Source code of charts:
----------

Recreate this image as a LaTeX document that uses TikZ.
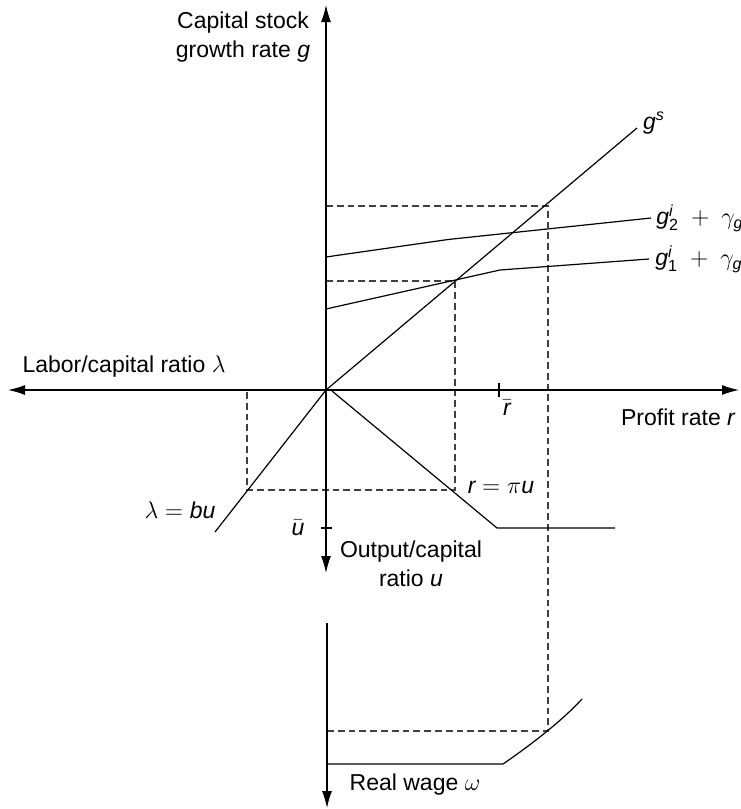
\documentclass[tikz,border=0pt]{standalone}
\usepackage{fontspec}
\setmainfont{Liberation Sans}
\usetikzlibrary{arrows.meta}
\newcommand{\mi}[1]{\mathit{#1}}
\begin{document}
\begin{tikzpicture}[x=0.5pt,y=-0.5pt,
  axis/.style={line width=0.65pt,-{Latex[length=8.5pt,width=5pt]}},
  curve/.style={line width=0.6pt},
  guide/.style={line width=0.6pt,dash pattern=on 3.4pt off 2pt,black!75},
  tick/.style={line width=0.6pt},
  lbl/.style={font=\fontsize{11.5}{14.5}\selectfont,inner sep=0pt}]
\useasboundingbox (0,0) rectangle (740,809);
% axes coordinates
\coordinate (O) at (326,390);
\coordinate (gtop) at (326,5);
\coordinate (ubot) at (326,573);
\coordinate (lleft) at (8,390);
\coordinate (rright) at (739,390);
\coordinate (wtop) at (327,623);
\coordinate (wbot) at (327,808);
% key points
\coordinate (E1) at (455,281);
\coordinate (E2) at (548,206);
\coordinate (U1) at (455,490);
\coordinate (L1) at (247,490);
\coordinate (L0) at (247,390);
\coordinate (G1) at (326,281);
\coordinate (G2) at (326,206);
\coordinate (W2) at (548,731);
\coordinate (WA) at (327,731);
% curves coordinates
\coordinate (gsend) at (637,128);
\coordinate (lbend) at (215,532);
\coordinate (g2a) at (326,257);
\coordinate (g2k) at (448,239.5);
\coordinate (g2e) at (651,218);
\coordinate (g1a) at (326,309);
\coordinate (g1k) at (500,270);
\coordinate (g1e) at (649,259);
\coordinate (ps) at (332,391);
\coordinate (pk) at (497,528);
\coordinate (pe) at (615,528);
\coordinate (w0) at (327,764);
\coordinate (wk) at (503,764);
\coordinate (we) at (582,699);
\coordinate (rt1) at (499,383);
\coordinate (rt2) at (499,397);
\coordinate (ut1) at (321,528);
\coordinate (ut2) at (332,528);

% guides
\draw[guide] (G2) -- (E2) -- (W2) -- (WA);
\draw[guide] (G1) -- (E1) -- (U1) -- (L1) -- (L0);

% axes
\draw[axis] (O) -- (gtop);
\draw[axis] (O) -- (ubot);
\draw[axis] (O) -- (lleft);
\draw[axis] (O) -- (rright);
\draw[axis] (wtop) -- (wbot);

% ticks
\draw[tick] (rt1) -- (rt2);
\draw[tick] (ut1) -- (ut2);

% curves
\draw[curve] (O) -- (gsend);
\draw[curve] (O) -- (lbend);
\draw[curve] (g2a) -- (g2k) -- (g2e);
\draw[curve] (g1a) -- (g1k) -- (g1e);
\draw[curve] (ps) -- (pk) -- (pe);
\draw[curve] (w0) -- (wk) .. controls (525,749) and (560,723) .. (we);

% labels
\node[lbl,align=center] (glab) at (243,37) {Capital stock\\growth rate $\mi{g}$};
\node[lbl] (llab) at (124,367) {Labor/capital ratio $\lambda$};
\node[lbl] (rlab) at (678,417) {Profit rate $\mi{r}$};
\node[lbl] (rbar) at (507,408) {$\bar{\mi{r}}$};
\node[lbl] (gs) at (654,123) {$\mi{g}^{\mi{s}}$};
\node[lbl,anchor=west] (g2lab) at (656,218) {$\mi{g}^{\mi{i}}_{\mathrm{2}}\;+\;\gamma_{\mi{g}}$};
\node[lbl,anchor=west] (g1lab) at (655,259) {$\mi{g}^{\mi{i}}_{\mathrm{1}}\;+\;\gamma_{\mi{g}}$};
\node[lbl] (rpu) at (501,487) {$\mi{r}=\pi\mi{u}$};
\node[lbl] (lbu) at (180,510) {$\lambda=\mi{bu}$};
\node[lbl] (ubar) at (298,528) {$\bar{\mi{u}}$};
\node[lbl,align=center] (ulab) at (411,564) {Output/capital\\ratio $\mi{u}$};
\node[lbl] (wlab) at (415,785) {Real wage $\omega$};
\end{tikzpicture}
\end{document}
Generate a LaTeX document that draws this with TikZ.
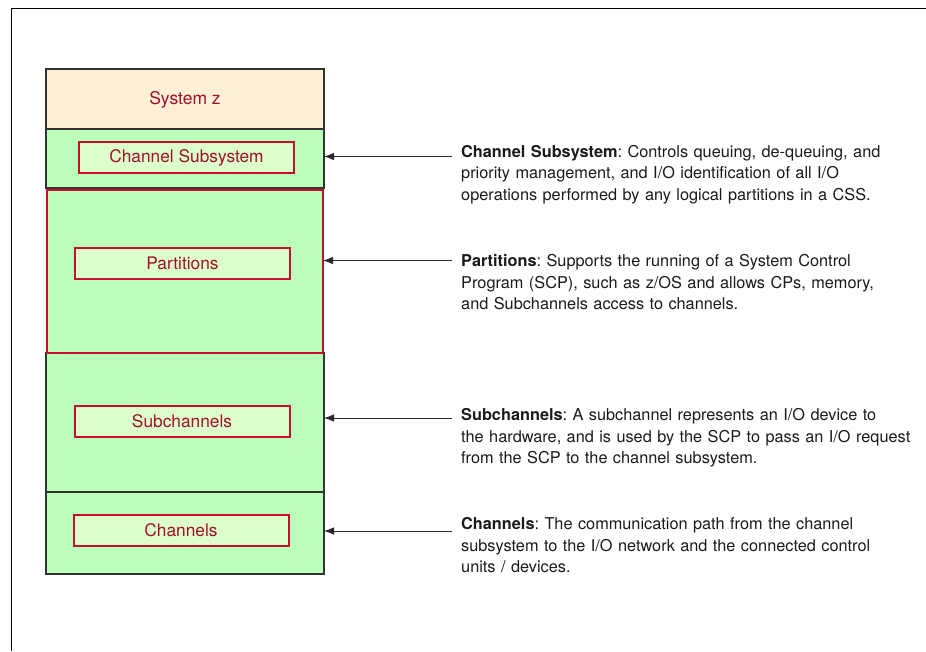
\documentclass[tikz,border=0pt]{standalone}
\usepackage{fontspec}
\setmainfont{TeX Gyre Heros}
\usetikzlibrary{arrows.meta}
\definecolor{peach}{HTML}{FEEFD6}
\definecolor{lgreen}{HTML}{BBFFBB}
\definecolor{pale}{HTML}{DDFFCC}
\definecolor{boxred}{HTML}{C4102C}
\definecolor{labred}{HTML}{A0102A}
\definecolor{txt}{HTML}{1A1A1A}
\tikzset{
  section/.style={rectangle, draw=black!80, line width=1.4pt, fill=lgreen,
    minimum width=278pt, inner sep=0pt, outer sep=0pt},
  inbox/.style={rectangle, draw=boxred, line width=2pt, fill=pale,
    minimum width=215pt, minimum height=31pt, inner sep=0pt,
    text=labred, font=\fontsize{17.3}{20}\selectfont},
  desc/.style={anchor=base west, inner sep=0pt, text width=460pt, align=left,
    text=txt, font=\fontsize{16.3}{21.6}\selectfont\frenchspacing},
  conn/.style={draw=black!85, line width=0.9pt, -{Latex[length=10pt,width=7.5pt]}},
  frameline/.style={draw=black, line width=1pt}
}
\begin{document}
\begin{tikzpicture}[x=1pt,y=-1pt]
\useasboundingbox (0,0) rectangle (926,651);
\draw[frameline] (926,8) -- (11,8) -- (11,651);

% stack sections
\node[section, fill=peach, minimum height=60pt] (sysz) at (185,99) {};
\node[text=labred, font=\fontsize{17.5}{20}\selectfont] (syszl) at (185,100) {System z};
\node[section, minimum height=59pt] (css) at (185,158.5) {};
\node[section, minimum height=139pt] (sub) at (185,422.5) {};
\node[section, minimum height=82pt] (chan) at (185,533) {};
\node[section, draw=boxred, line width=2.2pt, minimum width=276pt, minimum height=163pt] (part) at (185,271.5) {};

% inner boxes
\node[inbox] (cssb) at (186.5,157.5) {Channel Subsystem};
\node[inbox] (partb) at (182.5,263.5) {Partitions};
\node[inbox] (subb) at (182,421.5) {Subchannels};
\node[inbox] (chanb) at (181,530.5) {Channels};

% descriptions
\node[desc] (dcss) at (461,157.3) {\textbf{Channel Subsystem}: Controls queuing, de-queuing, and\\
priority management, and I/O identification of all I/O\\
operations performed by any logical partitions in a CSS.};
\node[desc] (dpart) at (461,266.7) {\textbf{Partitions}: Supports the running of a System Control\\
Program (SCP), such as z/OS and allows CPs, memory,\\
and Subchannels access to channels.};
\node[desc] (dsub) at (461,420.7) {\textbf{Subchannels}: A subchannel represents an I/O device to\\
the hardware, and is used by the SCP to pass an I/O request\\
from the SCP to the channel subsystem.};
\node[desc] (dchan) at (461,529.4) {\textbf{Channels}: The communication path from the channel\\
subsystem to the I/O network and the connected control\\
units / devices.};

% connectors
\coordinate (acss) at (452,156.5);
\coordinate (apart) at (452,260.5);
\coordinate (asub) at (452,418);
\coordinate (achan) at (452,531);
\draw[conn] (acss) -- (acss -| css.east);
\draw[conn] (apart) -- (apart -| part.east);
\draw[conn] (asub) -- (asub -| sub.east);
\draw[conn] (achan) -- (achan -| chan.east);
\end{tikzpicture}
\end{document}
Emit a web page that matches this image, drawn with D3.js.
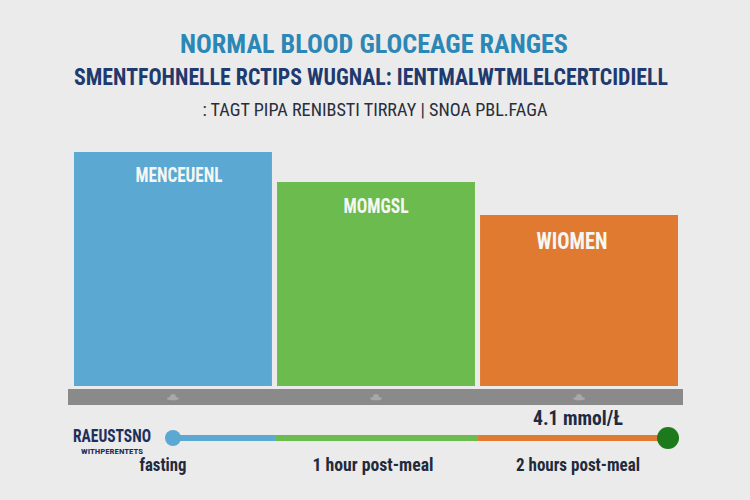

----------

Transcribe the records above exactly as they appear, leaving out any pictures.

OUTPUT OF THE EXERCISE:
Recreate this image as a LaTeX document that uses TikZ.
\documentclass[tikz,border=0pt]{standalone}
\usepackage{fontspec}
\setmainfont{Liberation Sans}
\usetikzlibrary{arrows.meta}
\newcommand{\mi}[1]{\mathit{#1}}
\begin{document}
\begin{tikzpicture}[x=0.5pt,y=-0.5pt,
  axis/.style={line width=0.65pt,-{Latex[length=8.5pt,width=5pt]}},
  curve/.style={line width=0.6pt},
  guide/.style={line width=0.6pt,dash pattern=on 3.4pt off 2pt,black!75},
  tick/.style={line width=0.6pt},
  lbl/.style={font=\fontsize{11.5}{14.5}\selectfont,inner sep=0pt}]
\useasboundingbox (0,0) rectangle (740,809);
% axes coordinates
\coordinate (O) at (326,390);
\coordinate (gtop) at (326,5);
\coordinate (ubot) at (326,573);
\coordinate (lleft) at (8,390);
\coordinate (rright) at (739,390);
\coordinate (wtop) at (327,623);
\coordinate (wbot) at (327,808);
% key points
\coordinate (E1) at (455,281);
\coordinate (E2) at (548,206);
\coordinate (U1) at (455,490);
\coordinate (L1) at (247,490);
\coordinate (L0) at (247,390);
\coordinate (G1) at (326,281);
\coordinate (G2) at (326,206);
\coordinate (W2) at (548,731);
\coordinate (WA) at (327,731);
% curves coordinates
\coordinate (gsend) at (637,128);
\coordinate (lbend) at (215,532);
\coordinate (g2a) at (326,257);
\coordinate (g2k) at (448,239.5);
\coordinate (g2e) at (651,218);
\coordinate (g1a) at (326,309);
\coordinate (g1k) at (500,270);
\coordinate (g1e) at (649,259);
\coordinate (ps) at (332,391);
\coordinate (pk) at (497,528);
\coordinate (pe) at (615,528);
\coordinate (w0) at (327,764);
\coordinate (wk) at (503,764);
\coordinate (we) at (582,699);
\coordinate (rt1) at (499,383);
\coordinate (rt2) at (499,397);
\coordinate (ut1) at (321,528);
\coordinate (ut2) at (332,528);

% guides
\draw[guide] (G2) -- (E2) -- (W2) -- (WA);
\draw[guide] (G1) -- (E1) -- (U1) -- (L1) -- (L0);

% axes
\draw[axis] (O) -- (gtop);
\draw[axis] (O) -- (ubot);
\draw[axis] (O) -- (lleft);
\draw[axis] (O) -- (rright);
\draw[axis] (wtop) -- (wbot);

% ticks
\draw[tick] (rt1) -- (rt2);
\draw[tick] (ut1) -- (ut2);

% curves
\draw[curve] (O) -- (gsend);
\draw[curve] (O) -- (lbend);
\draw[curve] (g2a) -- (g2k) -- (g2e);
\draw[curve] (g1a) -- (g1k) -- (g1e);
\draw[curve] (ps) -- (pk) -- (pe);
\draw[curve] (w0) -- (wk) .. controls (525,749) and (560,723) .. (we);

% labels
\node[lbl,align=center] (glab) at (243,37) {Capital stock\\growth rate $\mi{g}$};
\node[lbl] (llab) at (124,367) {Labor/capital ratio $\lambda$};
\node[lbl] (rlab) at (678,417) {Profit rate $\mi{r}$};
\node[lbl] (rbar) at (507,408) {$\bar{\mi{r}}$};
\node[lbl] (gs) at (654,123) {$\mi{g}^{\mi{s}}$};
\node[lbl,anchor=west] (g2lab) at (656,218) {$\mi{g}^{\mi{i}}_{\mathrm{2}}\;+\;\gamma_{\mi{g}}$};
\node[lbl,anchor=west] (g1lab) at (655,259) {$\mi{g}^{\mi{i}}_{\mathrm{1}}\;+\;\gamma_{\mi{g}}$};
\node[lbl] (rpu) at (501,487) {$\mi{r}=\pi\mi{u}$};
\node[lbl] (lbu) at (180,510) {$\lambda=\mi{bu}$};
\node[lbl] (ubar) at (298,528) {$\bar{\mi{u}}$};
\node[lbl,align=center] (ulab) at (411,564) {Output/capital\\ratio $\mi{u}$};
\node[lbl] (wlab) at (415,785) {Real wage $\omega$};
\end{tikzpicture}
\end{document}
Generate a LaTeX document that draws this with TikZ.
\documentclass[tikz,border=0pt]{standalone}
\usepackage{fontspec}
\setmainfont{TeX Gyre Heros}
\usetikzlibrary{arrows.meta}
\definecolor{peach}{HTML}{FEEFD6}
\definecolor{lgreen}{HTML}{BBFFBB}
\definecolor{pale}{HTML}{DDFFCC}
\definecolor{boxred}{HTML}{C4102C}
\definecolor{labred}{HTML}{A0102A}
\definecolor{txt}{HTML}{1A1A1A}
\tikzset{
  section/.style={rectangle, draw=black!80, line width=1.4pt, fill=lgreen,
    minimum width=278pt, inner sep=0pt, outer sep=0pt},
  inbox/.style={rectangle, draw=boxred, line width=2pt, fill=pale,
    minimum width=215pt, minimum height=31pt, inner sep=0pt,
    text=labred, font=\fontsize{17.3}{20}\selectfont},
  desc/.style={anchor=base west, inner sep=0pt, text width=460pt, align=left,
    text=txt, font=\fontsize{16.3}{21.6}\selectfont\frenchspacing},
  conn/.style={draw=black!85, line width=0.9pt, -{Latex[length=10pt,width=7.5pt]}},
  frameline/.style={draw=black, line width=1pt}
}
\begin{document}
\begin{tikzpicture}[x=1pt,y=-1pt]
\useasboundingbox (0,0) rectangle (926,651);
\draw[frameline] (926,8) -- (11,8) -- (11,651);

% stack sections
\node[section, fill=peach, minimum height=60pt] (sysz) at (185,99) {};
\node[text=labred, font=\fontsize{17.5}{20}\selectfont] (syszl) at (185,100) {System z};
\node[section, minimum height=59pt] (css) at (185,158.5) {};
\node[section, minimum height=139pt] (sub) at (185,422.5) {};
\node[section, minimum height=82pt] (chan) at (185,533) {};
\node[section, draw=boxred, line width=2.2pt, minimum width=276pt, minimum height=163pt] (part) at (185,271.5) {};

% inner boxes
\node[inbox] (cssb) at (186.5,157.5) {Channel Subsystem};
\node[inbox] (partb) at (182.5,263.5) {Partitions};
\node[inbox] (subb) at (182,421.5) {Subchannels};
\node[inbox] (chanb) at (181,530.5) {Channels};

% descriptions
\node[desc] (dcss) at (461,157.3) {\textbf{Channel Subsystem}: Controls queuing, de-queuing, and\\
priority management, and I/O identification of all I/O\\
operations performed by any logical partitions in a CSS.};
\node[desc] (dpart) at (461,266.7) {\textbf{Partitions}: Supports the running of a System Control\\
Program (SCP), such as z/OS and allows CPs, memory,\\
and Subchannels access to channels.};
\node[desc] (dsub) at (461,420.7) {\textbf{Subchannels}: A subchannel represents an I/O device to\\
the hardware, and is used by the SCP to pass an I/O request\\
from the SCP to the channel subsystem.};
\node[desc] (dchan) at (461,529.4) {\textbf{Channels}: The communication path from the channel\\
subsystem to the I/O network and the connected control\\
units / devices.};

% connectors
\coordinate (acss) at (452,156.5);
\coordinate (apart) at (452,260.5);
\coordinate (asub) at (452,418);
\coordinate (achan) at (452,531);
\draw[conn] (acss) -- (acss -| css.east);
\draw[conn] (apart) -- (apart -| part.east);
\draw[conn] (asub) -- (asub -| sub.east);
\draw[conn] (achan) -- (achan -| chan.east);
\end{tikzpicture}
\end{document}
Emit a web page that matches this image, drawn with D3.js.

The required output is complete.